Is CALPERs Making A Huge Mistake?

Is CALPERs Making A Huge Mistake?

CALPERs, the huge pension for California state employees, made news with its latest investment policy shift where it will completely divest its hedge fund exposure over the course of the next year. At almost $300 billion in AUM, CALPERs is big enough to potentially move markets and it certainly is big enough to engender interest in its investment decisions.

There have been various policy decisions made by CALPERs over the years. The WSJ notes that CALPERs first got into hedge funds about a decade ago and now of course they plan to get out.

This raises an interesting behavioral question. Why are they getting out? CALPERs has said they want to simplify and of course simple is good but why do they want to simplify? The WSJ says it is not because of performance but if their hedge funds were adding tremendous value to the results (tremendous value is intentionally vague) do you think they would be divesting? I would say no.

Why did they get into hedge funds in the first place? Reasonably speaking they were looking to enhance results (either seeking better risk adjusted returns or maybe better nominal returns).

For a long time I’ve been writing about the idea that an adequate savings rate combined with going along for the ride with stocks (good and bad) would get the job done for most people in terms of meeting long term goals but a crucial part of that equation is maintaining a suitable asset allocation. Maintaining means not becoming impatient with the asset class that is underperforming.

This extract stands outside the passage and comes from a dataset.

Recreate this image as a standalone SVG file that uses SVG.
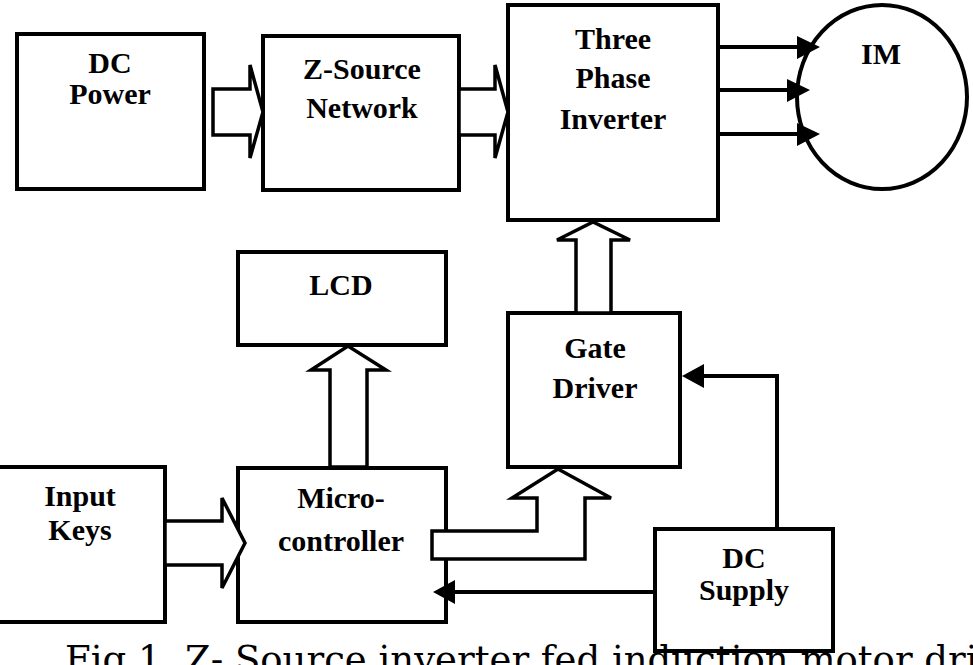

If you have exposure to multiple asset classes you do so for diversification and when you have multiple asset classes one must be the top performer and one must be the laggard. Giving the benefit of the for reasonable asset class selection, no single asset class can always outperform and no single asset class can always lag. Since no one can truly know which asset class will lead or lag you maintain exposure to many to get the desired long term result. But the key to that is maintaining that exposure.

One way to look at CALPERs foray into hedge funds is that ten years ago they were impatient with equity returns as the indexes floundered somewhat, so they moved into hedge funds. Now domestic equity indexes have rocketed higher and it could be argued that CALPERs has grown impatient with their choice of diversifier and so is moving out after the stock market has gone up 190%.

This post is not to defend hedge funds or opine as to whether they are suitable for anyone but the true purpose of a hedge fund, or more relevant to most readers here a fund that replicates hedge fund returns, is to offer an exposure that reduces a portfolio’s correlation to the stock market. The stock market goes up most of the time so having a large exposure to something that doesn’t look like the stock market is probably not a good idea but a small exposure can smooth out the ride over the duration of the stock market cycle.

After 66 months of a raging bull market it is logical to think that the thing you bought for a small slice of the portfolio to not look like equities will have fallen behind a broad equity index. But if a hedge fund is going to add value (and of course there is no guarantee) it will be during periods when the market is not rocketing higher.

You might read that last paragraph and think well, they didn’t work during 2008. Many of these types of things did not “work” in 2008 in part because markets stopped functioning for a time (although some strategies were indeed flawed) which distorted all sorts of asset classes, strategies and inter-market dynamics. It is extremely unlikely that markets will fail to function like that again. If that does not resonate with you then you probably should leave these sorts of products alone. I continue to believe in small exposures to diversifiers to smooth out the ride over the entire stock market cycle with no expectation that they will lead the portfolio higher in a bull market.